In the general case, if one tries to share one stack among many tasks, a problem develops, because in a normal system, tasks will resume in a different order than they were suspended. Soon, most tasks will have fixed-size stack spaces that do not permit deeper nesting of functions nor handling of interrupts. Although various complex stratagems might be employed, the most practical solution is to allocate a stack per active task.

This being the case, how large must task stacks be? Unfortunately, even a lean kernel is likely to impose the need for about 200 bytes of stack. Added to this are the requirements of the tasks, themselves, including maximum function nesting and space for autovariables, which can easily add another 200-400 bytes. Some standard C library functions (e.g. sprintf( )) can add much more than this, just by themselves. This number does not even include saving a coprocessor state or making room for floating point emulation.

smx uses the System Stack for ISRs, LSRs, the scheduler, and the error manager. This saves on the order of 200 bytes per task.

Hence, we end up with 500 bytes per stack. Stacks can easily go to 1000 bytes or more when a file system or networking is added. Thus, an embedded system with 20 tasks may require about 20 KB of RAM for task stacks, alone.

Fine-Grained vs. Coarse-Grained Task Structure

Because of the significant memory required per stack, the tendency on the part of many programmers is to minimize the number of tasks. This has the unfortunate consequence of making each task more complex than is necessary. Large tasks defeat the purpose of a multitasking kernel, which is to simplify the programming job by dividing the application into simple tasks. Simple tasks achieve complex results via their interactions. Indeed, creating a few large, complex tasks is akin to creating processes in big multi-user systems, such as UNIX. This is not the correct way to use a high-performance, multitasking kernel.

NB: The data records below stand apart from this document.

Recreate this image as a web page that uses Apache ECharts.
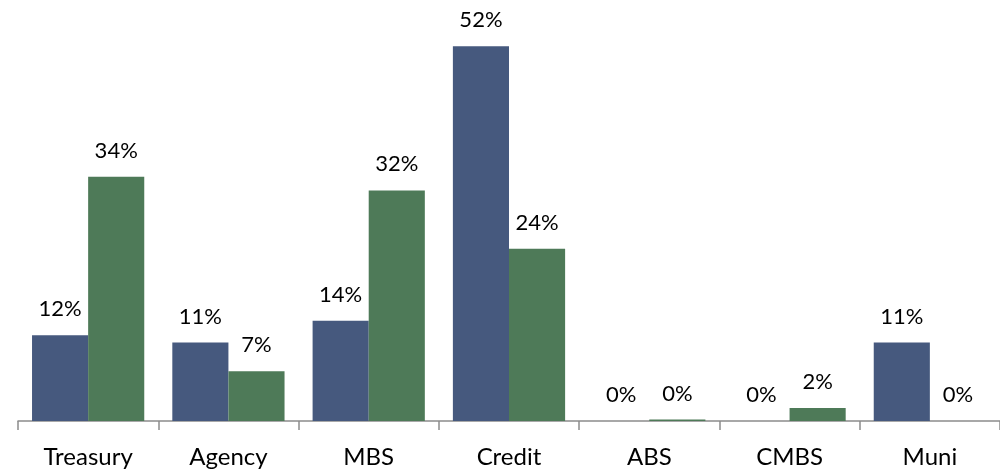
<!DOCTYPE html>
<html>
<head>
<meta charset="utf-8">
<script src="https://cdn.jsdelivr.net/npm/echarts@5/dist/echarts.min.js"></script>
<style>
html,body{margin:0;padding:0;background:#fff;}
#c{width:1000px;height:469px;}
</style>
</head>
<body>
<div id="c"></div>
<script>
var categories = ['Treasury', 'Agency', 'MBS', 'Credit', 'ABS', 'CMBS', 'Muni'];
var seriesA = [11.9, 10.9, 13.9, 52, 0, 0, 10.9];
var seriesB = [33.9, 6.9, 32, 23.9, 0.2, 1.8, 0];

var chart = echarts.init(document.getElementById('c'));
var labelCfg = {
  show: true,
  position: 'top',
  distance: 15,
  fontFamily: 'Lato',
  fontSize: 22,
  color: '#000',
  formatter: function (p) { return Math.round(p.value) + '%'; }
};
chart.setOption({
  animation: false,
  grid: { left: 18, width: 984, top: 3, height: 418.5 },
  xAxis: {
    type: 'category',
    data: categories,
    axisLine: { lineStyle: { color: '#8c8c8c', width: 1.5 } },
    axisTick: { show: true, length: 9, lineStyle: { color: '#8c8c8c', width: 1.5 } },
    axisLabel: { fontFamily: 'Lato', fontSize: 24, color: '#000', margin: 24 }
  },
  yAxis: {
    type: 'value', min: 0, max: 58,
    show: false, splitLine: { show: false }
  },
  series: [
    { type: 'bar', data: seriesA, barGap: '0%', barCategoryGap: '20%',
      itemStyle: { color: '#46597e' }, label: labelCfg },
    { type: 'bar', data: seriesB, barGap: '0%', barCategoryGap: '20%',
      itemStyle: { color: '#4e7a58' }, label: labelCfg }
  ]
});
</script>
</body>
</html>
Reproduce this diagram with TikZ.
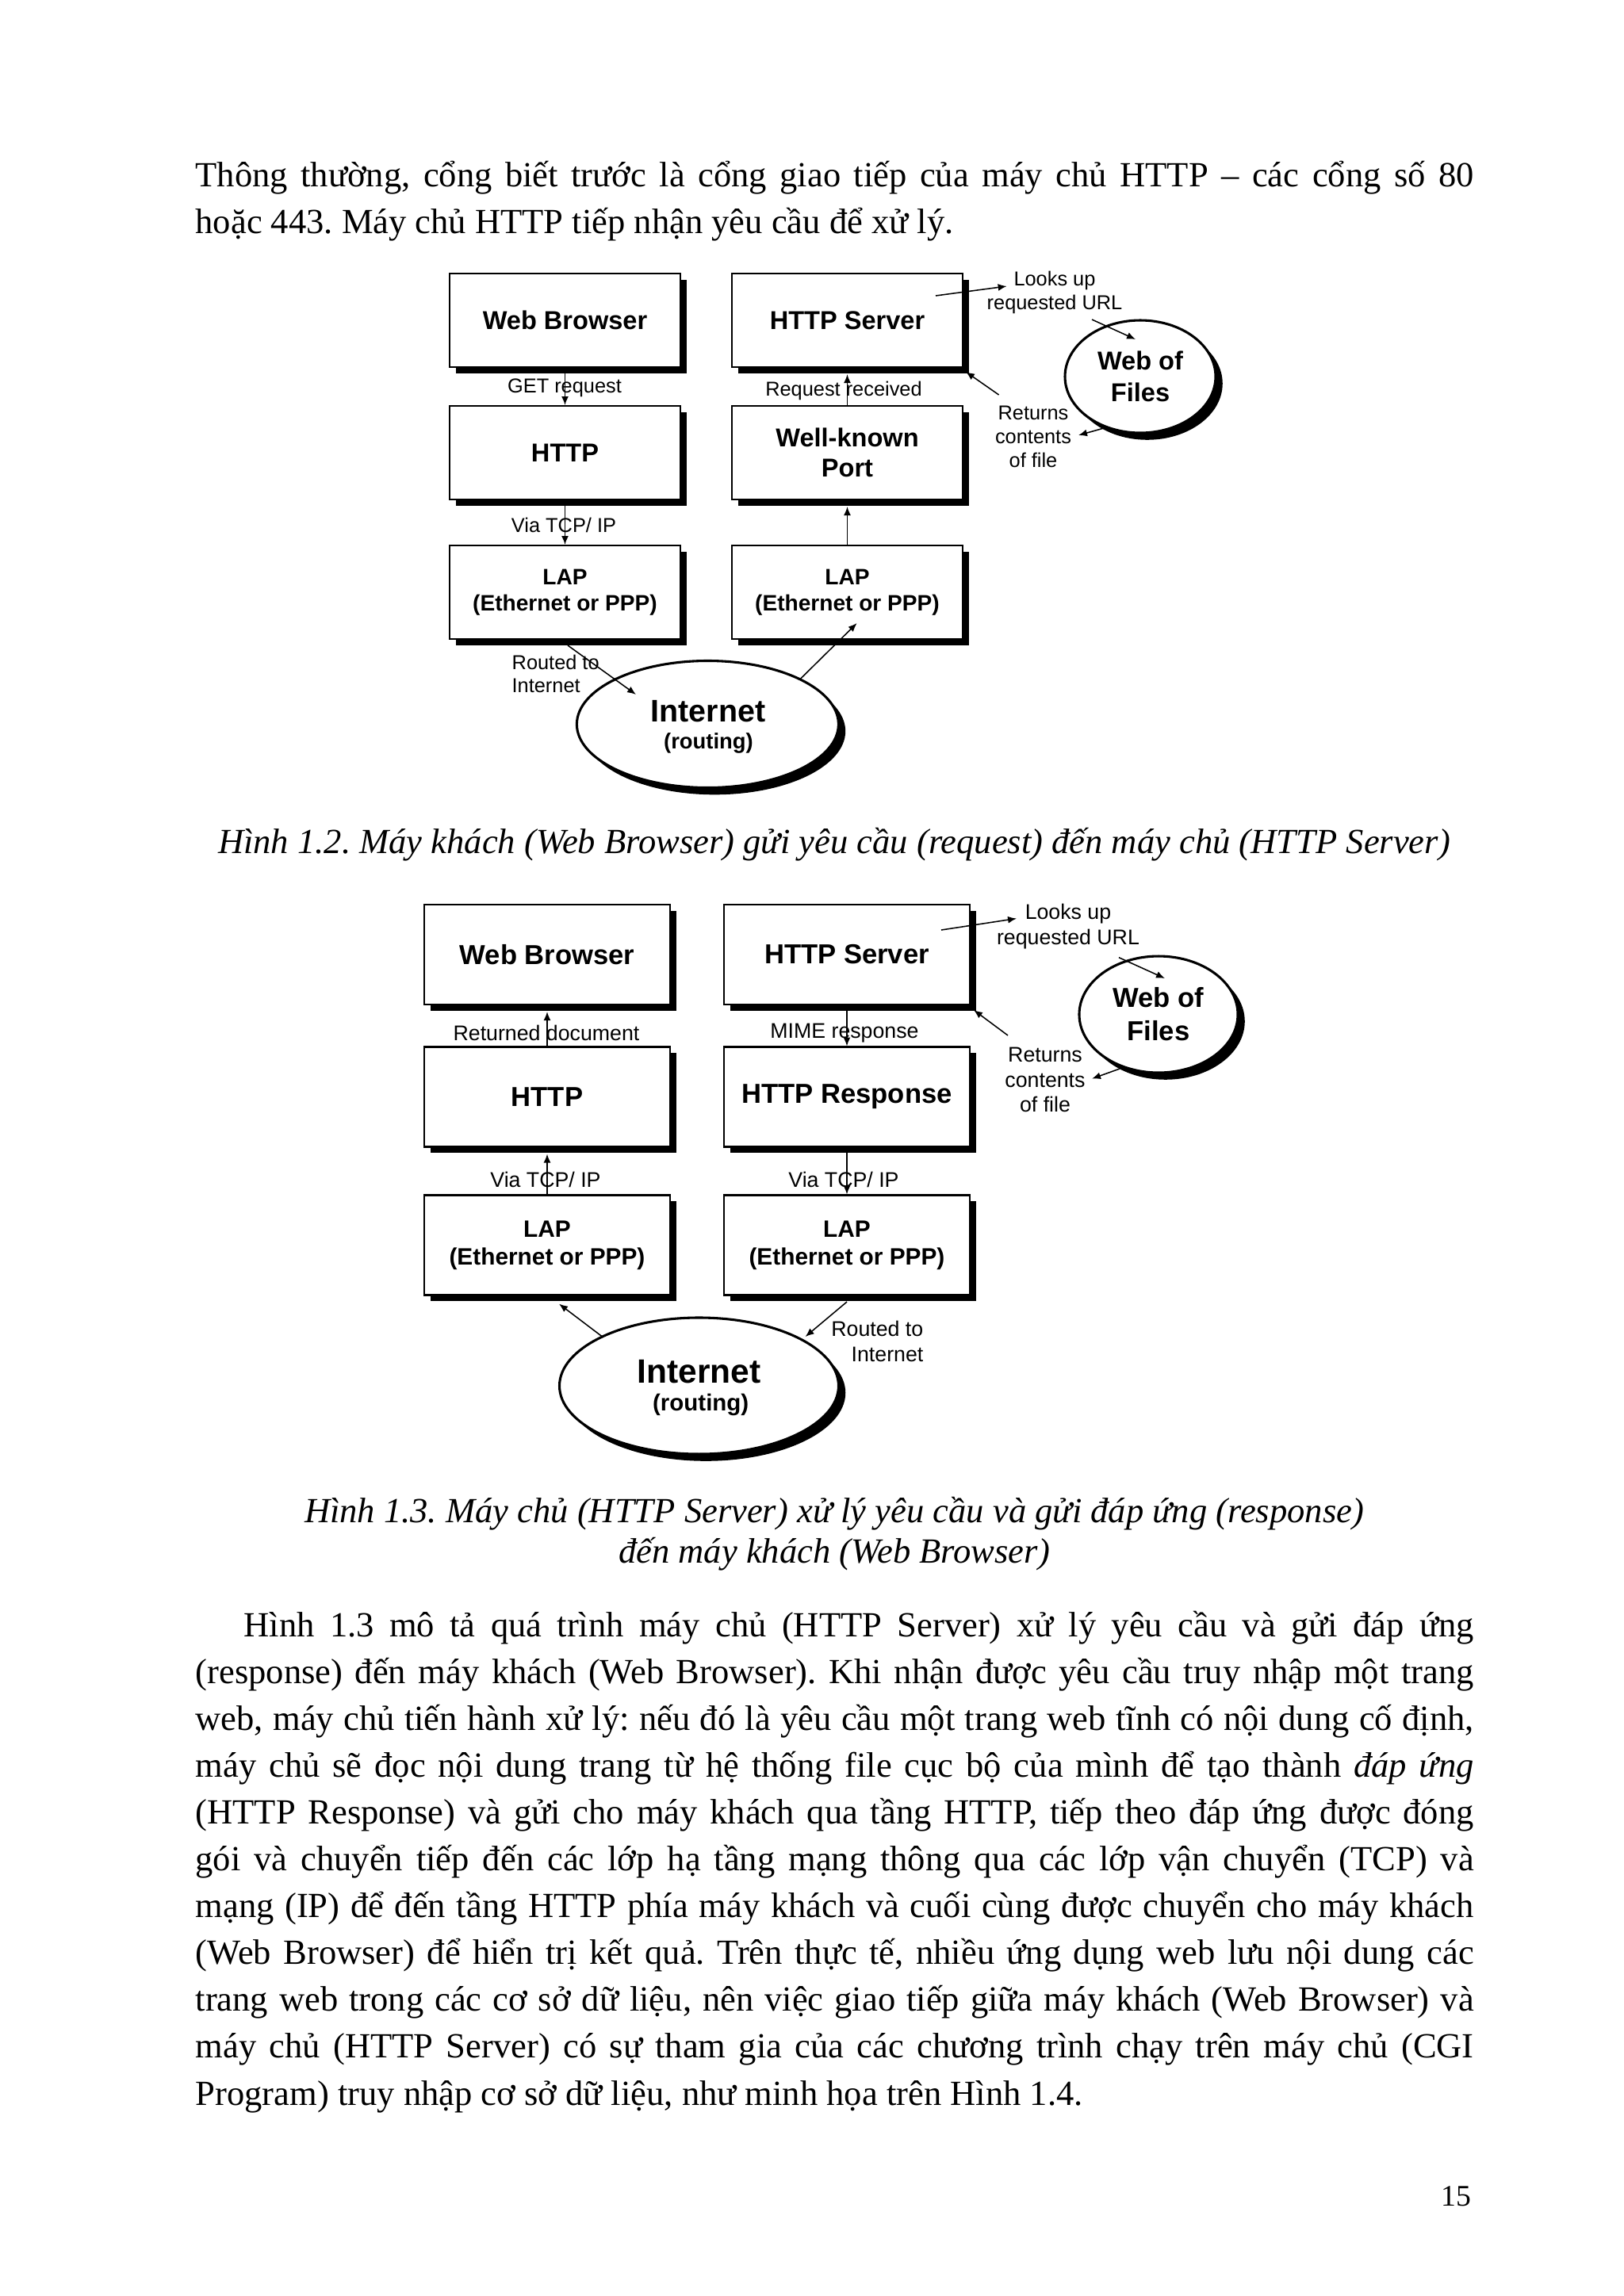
\documentclass[tikz,border=0pt]{standalone}
\usepackage{fontspec}
\setmainfont{Liberation Serif}
\newfontfamily\dgfont{Liberation Sans}
\usetikzlibrary{arrows.meta,shapes.geometric,shadows,calc}
\newcommand\justline[1]{\hbox to 165.29mm{#1}}
\newcommand\justfirst[1]{\hbox to 159.04mm{#1}}
\frenchspacing
\begin{document}
\begin{tikzpicture}[x=0.102539mm,y=-0.102539mm,
  body/.style={anchor=base west, inner sep=0, font=\fontsize{13pt}{17.25pt}\selectfont},
  capt/.style={anchor=base, inner sep=0, font=\fontsize{13pt}{15pt}\selectfont\itshape},
  shad/.style={drop shadow={shadow xshift=0.8mm, shadow yshift=-0.8mm, opacity=1, fill=black}},
  boxa/.style={draw, line width=0.6pt, fill=white, inner sep=0, minimum width=29.84mm, minimum height=12.1mm, align=center, shad, font=\fontsize{9.5pt}{11.2pt}\dgfont\bfseries},
  lapa/.style={boxa, font=\fontsize{8.2pt}{9.6pt}\dgfont\bfseries},
  boxb/.style={draw, line width=0.6pt, fill=white, inner sep=0, minimum width=31.79mm, minimum height=12.92mm, align=center, shad, font=\fontsize{10.1pt}{12pt}\dgfont\bfseries},
  lapb/.style={boxb, font=\fontsize{8.7pt}{10.3pt}\dgfont\bfseries},
  ell/.style={ellipse, draw, line width=0.9pt, fill=white, inner sep=0, align=center, drop shadow={shadow xshift=0.9mm, shadow yshift=-0.9mm, opacity=1, fill=black}},
  lbla/.style={inner sep=0, align=center, font=\fontsize{7.4pt}{8.7pt}\dgfont},
  lblb/.style={inner sep=0, align=center, font=\fontsize{7.8pt}{9.3pt}\dgfont},
  arr/.style={-{Latex[length=3.2pt,width=2.6pt]}, line width=0.45pt}
]
\fill[white] (0,0) rectangle (2048,2896);
\useasboundingbox (0,0) rectangle (2048,2896);

% ---------- top text ----------
\node[body] (t1) at (246,235) {\justline{Thông thường, cổng biết trước là cổng giao tiếp của máy chủ HTTP – các cổng số 80}};
\node[body] (t2) at (246,294) {hoặc 443. Máy chủ HTTP tiếp nhận yêu cầu để xử lý.};

% ---------- Figure 1.2 ----------
\node[boxa] (wb1) at (712.5,404) {Web Browser};
\node[boxa] (hs1) at (1068.5,404) {HTTP Server};
\node[boxa] (ht1) at (712.5,571) {HTTP};
\node[boxa] (wk1) at (1068.5,571) {Well-known\\Port};
\node[lapa] (ll1) at (712.5,747) {LAP\\(Ethernet or PPP)};
\node[lapa] (lr1) at (1068.5,747) {LAP\\(Ethernet or PPP)};
\node[ell, minimum width=33.84mm, minimum height=16.41mm] (in1) at (892.4,913.5) {};
\node[inner sep=0, font=\fontsize{11.5pt}{13pt}\dgfont\bfseries] (in1a) at (893,897) {Internet};
\node[inner sep=0, font=\fontsize{8pt}{10pt}\dgfont\bfseries] (in1b) at (893.5,937) {(routing)};
\node[ell, minimum width=19.48mm, minimum height=14.56mm, font=\fontsize{9.5pt}{11.6pt}\dgfont\bfseries] (wf1) at (1438,475) {Web of\\Files};

\draw[arr] (wb1.south) -- (ht1.north);
\draw[arr] (ht1.south) -- (ll1.north);
\draw[arr] (wk1.north) -- ($(hs1.south)+(0,8)$);
\draw[arr] (lr1.north) -- ($(wk1.south)+(0,8)$);
\coordinate (a1s) at (716,814);   \coordinate (a1e) at (802,876);
\coordinate (a2s) at (1009.6,856); \coordinate (a2e) at (1080.6,786);
\coordinate (a3s) at (1180,373);  \coordinate (a3e) at (1269.6,361);
\coordinate (a4s) at (1377,403);  \coordinate (a4e) at (1432,428);
\coordinate (a5s) at (1259.6,498); \coordinate (a5e) at (1218,469);
\coordinate (a6s) at (1395.6,539); \coordinate (a6e) at (1360,549);
\draw[arr] (a1s) -- (a1e);
\draw[arr] (a2s) -- (a2e);
\draw[arr] (a3s) -- (a3e);
\draw[arr] (a4s) -- (a4e);
\draw[arr] (a5s) -- (a5e);
\draw[arr] (a6s) -- (a6e);

\node[lbla] (g1) at (712,489) {GET request};
\node[lbla] (rr1) at (1064,493) {Request received};
\node[lbla] (v1) at (711,662) {Via TCP/ IP};
\node[lbla, align=left, anchor=west] (rt1) at (645,850) {Routed to\\Internet};
\node[lbla] (lu1) at (1330,369) {Looks up\\requested URL};
\node[lbla] (rc1) at (1303,551) {Returns\\contents\\of file};

\node[capt] (c12) at (1052,1076) {Hình 1.2. Máy khách (Web Browser) gửi yêu cầu (request) đến máy chủ (HTTP Server)};

% ---------- Figure 1.3 ----------
\node[boxb] (wb2) at (690,1204) {Web Browser};
\node[boxb] (hs2) at (1068,1204) {HTTP Server};
\node[boxb] (ht2) at (690,1383.5) {HTTP};
\node[boxb] (hr2) at (1068,1383.5) {HTTP Response};
\node[lapb] (ll2) at (690,1570.5) {LAP\\(Ethernet or PPP)};
\node[lapb] (lr2) at (1068,1570.5) {LAP\\(Ethernet or PPP)};
\node[ell, minimum width=36.09mm, minimum height=17.64mm] (in2) at (881.5,1748) {};
\node[inner sep=0, font=\fontsize{12.4pt}{14pt}\dgfont\bfseries] (in2a) at (881.6,1730) {Internet};
\node[inner sep=0, font=\fontsize{8.6pt}{10pt}\dgfont\bfseries] (in2b) at (883.7,1772) {(routing)};
\node[ell, minimum width=20.51mm, minimum height=15.07mm, font=\fontsize{10.1pt}{12.2pt}\dgfont\bfseries] (wf2) at (1461,1279.5) {Web of\\Files};

\draw[arr] (ht2.north) -- ($(wb2.south)+(0,8)$);
\draw[arr] (ll2.north) -- ($(ht2.south)+(0,8)$);
\draw[arr] (hs2.south) -- (hr2.north);
\draw[arr] (hr2.south) -- (lr2.north);
\coordinate (b1s) at (759.6,1686); \coordinate (b1e) at (705,1644.6);
\coordinate (b2s) at (1068,1642);  \coordinate (b2e) at (1015.6,1686);
\coordinate (b3s) at (1187,1173);  \coordinate (b3e) at (1282,1158.5);
\coordinate (b4s) at (1411,1207.7); \coordinate (b4e) at (1469,1234);
\coordinate (b5s) at (1271,1306);  \coordinate (b5e) at (1228,1274);
\coordinate (b6s) at (1412,1348);  \coordinate (b6e) at (1377,1360.6);
\draw[arr] (b1s) -- (b1e);
\draw[arr] (b2s) -- (b2e);
\draw[arr] (b3s) -- (b3e);
\draw[arr] (b4s) -- (b4e);
\draw[arr] (b5s) -- (b5e);
\draw[arr] (b6s) -- (b6e);

\node[lblb] (rd2) at (689,1303) {Returned document};
\node[lblb] (mr2) at (1065,1303) {MIME response};
\node[lblb] (v2l) at (688,1488) {Via TCP/ IP};
\node[lblb] (v2r) at (1064,1488) {Via TCP/ IP};
\node[lblb, align=right, anchor=east] (rt2) at (1165,1692) {Routed to\\Internet};
\node[lblb] (lu2) at (1347,1169) {Looks up\\requested URL};
\node[lblb] (rc2) at (1318,1362) {Returns\\contents\\of file};

\node[capt] (c13a) at (1052,1920) {Hình 1.3. Máy chủ (HTTP Server) xử lý yêu cầu và gửi đáp ứng (response)};
\node[capt] (c13b) at (1052,1971) {đến máy khách (Web Browser)};

% ---------- bottom paragraph ----------
\node[body] (p1) at (307,2064) {\justfirst{Hình 1.3 mô tả quá trình máy chủ (HTTP Server) xử lý yêu cầu và gửi đáp ứng}};
\node[body] (p2) at (246,2123.1) {\justline{(response) đến máy khách (Web Browser). Khi nhận được yêu cầu truy nhập một trang}};
\node[body] (p3) at (246,2182.2) {\justline{web, máy chủ tiến hành xử lý: nếu đó là yêu cầu một trang web tĩnh có nội dung cố định,}};
\node[body] (p4) at (246,2241.3) {\justline{máy chủ sẽ đọc nội dung trang từ hệ thống file cục bộ của mình để tạo thành \textit{đáp ứng}}};
\node[body] (p5) at (246,2300.4) {\justline{(HTTP Response) và gửi cho máy khách qua tầng HTTP, tiếp theo đáp ứng được đóng}};
\node[body] (p6) at (246,2359.5) {\justline{gói và chuyển tiếp đến các lớp hạ tầng mạng thông qua các lớp vận chuyển (TCP) và}};
\node[body] (p7) at (246,2418.6) {\justline{mạng (IP) để đến tầng HTTP phía máy khách và cuối cùng được chuyển cho máy khách}};
\node[body] (p8) at (246,2477.7) {\justline{(Web Browser) để hiển trị kết quả. Trên thực tế, nhiều ứng dụng web lưu nội dung các}};
\node[body] (p9) at (246,2536.8) {\justline{trang web trong các cơ sở dữ liệu, nên việc giao tiếp giữa máy khách (Web Browser) và}};
\node[body] (p10) at (246,2595.9) {\justline{máy chủ (HTTP Server) có sự tham gia của các chương trình chạy trên máy chủ (CGI}};
\node[body] (p11) at (246,2655) {Program) truy nhập cơ sở dữ liệu, như minh họa trên Hình 1.4.};

\node[anchor=base east, inner sep=0, font=\fontsize{11pt}{13pt}\selectfont] (pg) at (1856,2782) {15};
\end{tikzpicture}
\end{document}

An example will clarify this. Suppose we are developing a communication system. Usually it works well to have at least two tasks — a receive task and a send task. Suppose there are 10 identical channels. How many tasks should there be? I suggest 20, but many designers would struggle with only two. Why are 20 better? Because:

  1. The code is simpler — it only has to deal with one channel. Exactly the same receive code is used by all 10 receive tasks. Similarly for the send code. Thus to have 20 tasks does not add any more code than having two. In fact, the amount of code required may be much less, because it is simpler.
  2. More of what needs to be done is being done by proven kernel code. For example, proven kernel objects, such as semaphores and messages, are likely to be used more and untested application mechanisms, such as flags and buffers, are likely to be used less. Kernel code is orders of magnitude more reliable than brand-new application code.
  3. It is scalable — channels can be added or removed merely by creating or deleting tasks. Code need not be changed at all.
  4. It is dynamic — tasks can be created and deleted on the fly.
  5. The final design is easier to understand and to maintain by different programmers than the originators.
  6. Interfaces between sections of code are defined by the kernel API. Hence, they are more robust and better documented.
  7. The kernel adds extensive error checking and error reporting. These seldom get put into application code, yet they speed debugging.

So, in this simple example, there are many reasons to support a fine-grained task structure. When dealing with the needs of high-performance, high-reliability embedded systems, some rethinking of basic concepts is appropriate. First, we need a kernel (not an OS) that is lean and mean. Then we need to learn how to best utilize that kernel to achieve the project goals. One-shot tasks are a step in that direction.

One-Shot Task Operation

So, let's get back to the subject of stacks. Wouldn't it be nice if at least some tasks could share stacks? Then there would not be so many stacks. This is where we introduce the concept of the unbound stack. What is an unbound stack? An unbound stack is a stack, which is not permanently bound to any particular task — i.e. it can be shared. How is this possible? It works as follows: Unbound stacks are all the same size and belong to a single stack pool. When a one-shot task is first dispatched (i.e. started running), it is loaned a stack from the stack pool. As long as the task is active (i.e. either running or suspended), it keeps the stack. Hence, the task and stack function normally when the task is active. However, when the one-shot task completes its function and is ready to wait for more work, it gives up the stack. We call this stopping the task as opposed to suspending it. In the latter case, the task would keep the stack, but in the former case, the task has no need for the stack so the task gives it up. (In this regard, it is important to know that a one-shot task is later restarted from the beginning rather than being resumed from where it left off.)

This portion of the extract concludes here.